Kids need structure, but not a military itinerary. Give them simple tools to stay organized. A whiteboard or big paper for brainstorming works wonders—kids go nuts for writing on something giant. Apps like Trello can work for older kids, but keep it low-tech for younger ones. A timer’s great for keeping planning sessions short and sweet; 15 minutes is plenty for a 7-year-old’s attention span.

Teach them to expect hiccups. If a friend can’t come or the weather tanks, help them brainstorm backups. When my son’s “water balloon war” got rained out, he was crushed—until we pivoted to an indoor “spy training” game. Now he tells everyone he’s “prepared for anything,” which is adorable and a little terrifying. Pro tip: always have snacks on hand. Hungry kids don’t plan; they pout.

🌟 The Parent Payoff: Less Stress, More Joy

Here’s the selfish part: when kids plan their own playtime, parents win big. You’re not the cruise director of their social lives anymore. You get to sit back (or hide in the kitchen with a podcast) while they figure it out. It’s like outsourcing entertainment to the tiny humans you created. Plus, watching them take charge is heartwarming. You’ll beam with pride when your shy kid invites a new friend to join their “detective club” or your bossy one learns to listen to others’ ideas.

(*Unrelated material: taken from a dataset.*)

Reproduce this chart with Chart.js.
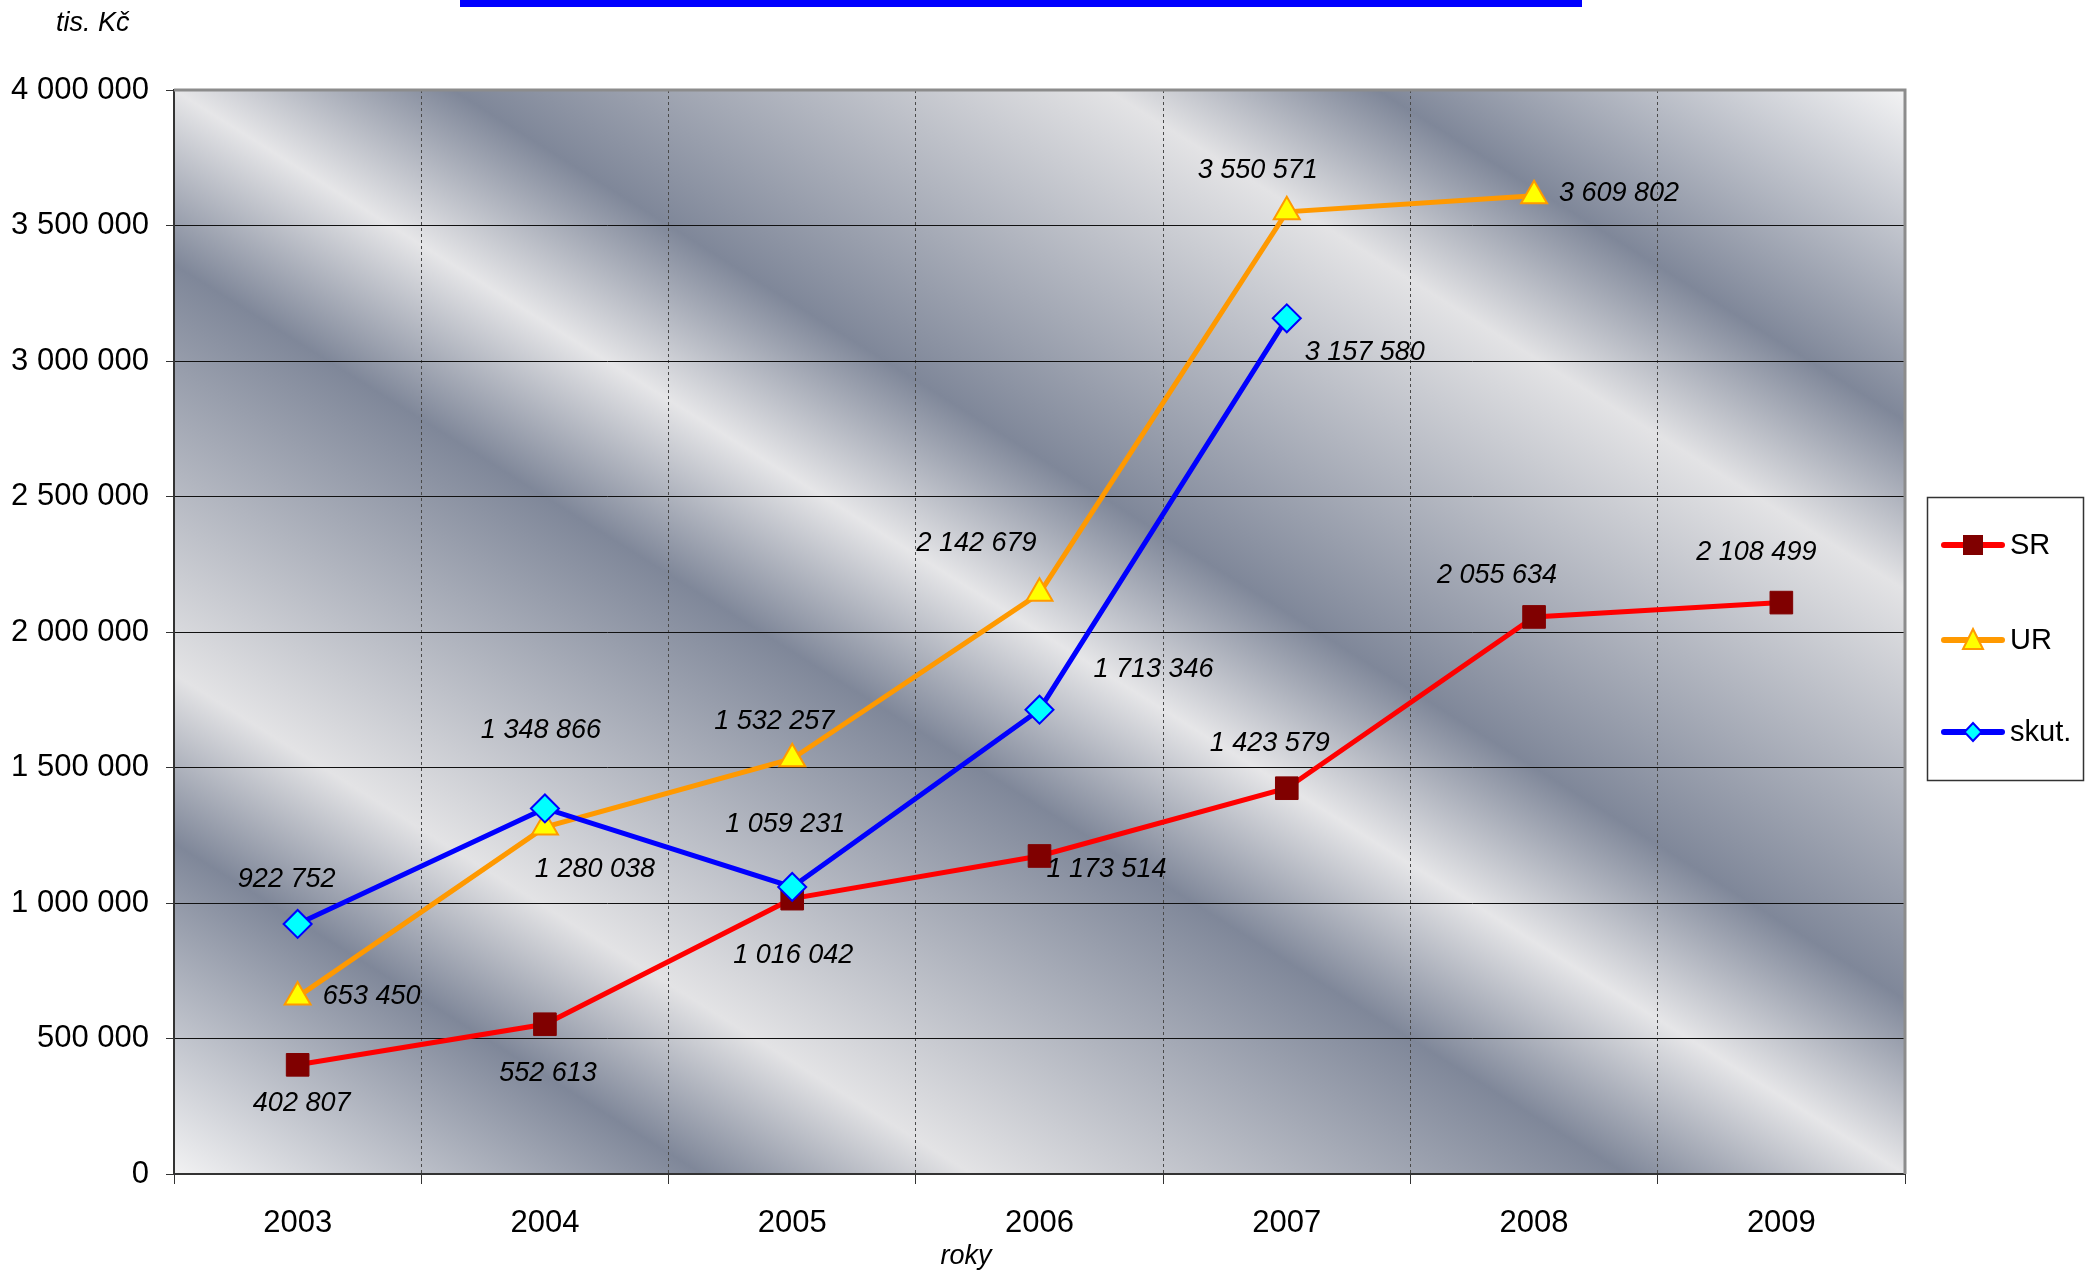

There’s a ripple effect too. Kids who plan playtime tend to fight less because they’ve already hashed out the rules. They’re also more independent, which means fewer “Mom, I’m bored” whines. And let’s not forget the mental health boost for parents—less chaos, more calm. It’s not perfect (you’ll still step on a Lego), but it’s progress.

😅 Overcoming the “But They Won’t Do It” Hurdle

Some kids resist planning like it’s a trip to the dentist. If your kid’s shy or indecisive, start with small choices: “Do you want to play tag or hide-and-seek?” Build from there. For reluctant planners, pair them with a friend who loves taking charge—peer pressure’s a great motivator. And don’t expect perfection. Their first attempt might be a messy game of “everyone’s a dinosaur,” but that’s fine. They’re learning.

If they’re overwhelmed, break it down. Instead of “plan a whole playdate,” say, “pick one game to start.” My friend’s daughter froze when asked to organize a sleepover, so her mom suggested picking a movie first. That one choice got the ball rolling, and now she’s planning “movie star” parties like a pro. Patience is key, even when you’re tempted to just do it yourself.

🎈 Wrapping It Up with a Bow

Encouraging kids to plan group playtime is like planting a seed—you water it, give it sun, and watch it grow into something amazing. It’s not just about fun (though there’s plenty of that). It’s about raising kids who can think, lead, and connect. Parents, you’re not just surviving another day of parenting—you’re setting your kids up for life. So grab that coffee, nudge them to plan their next adventure, and enjoy the show. You’ve got this.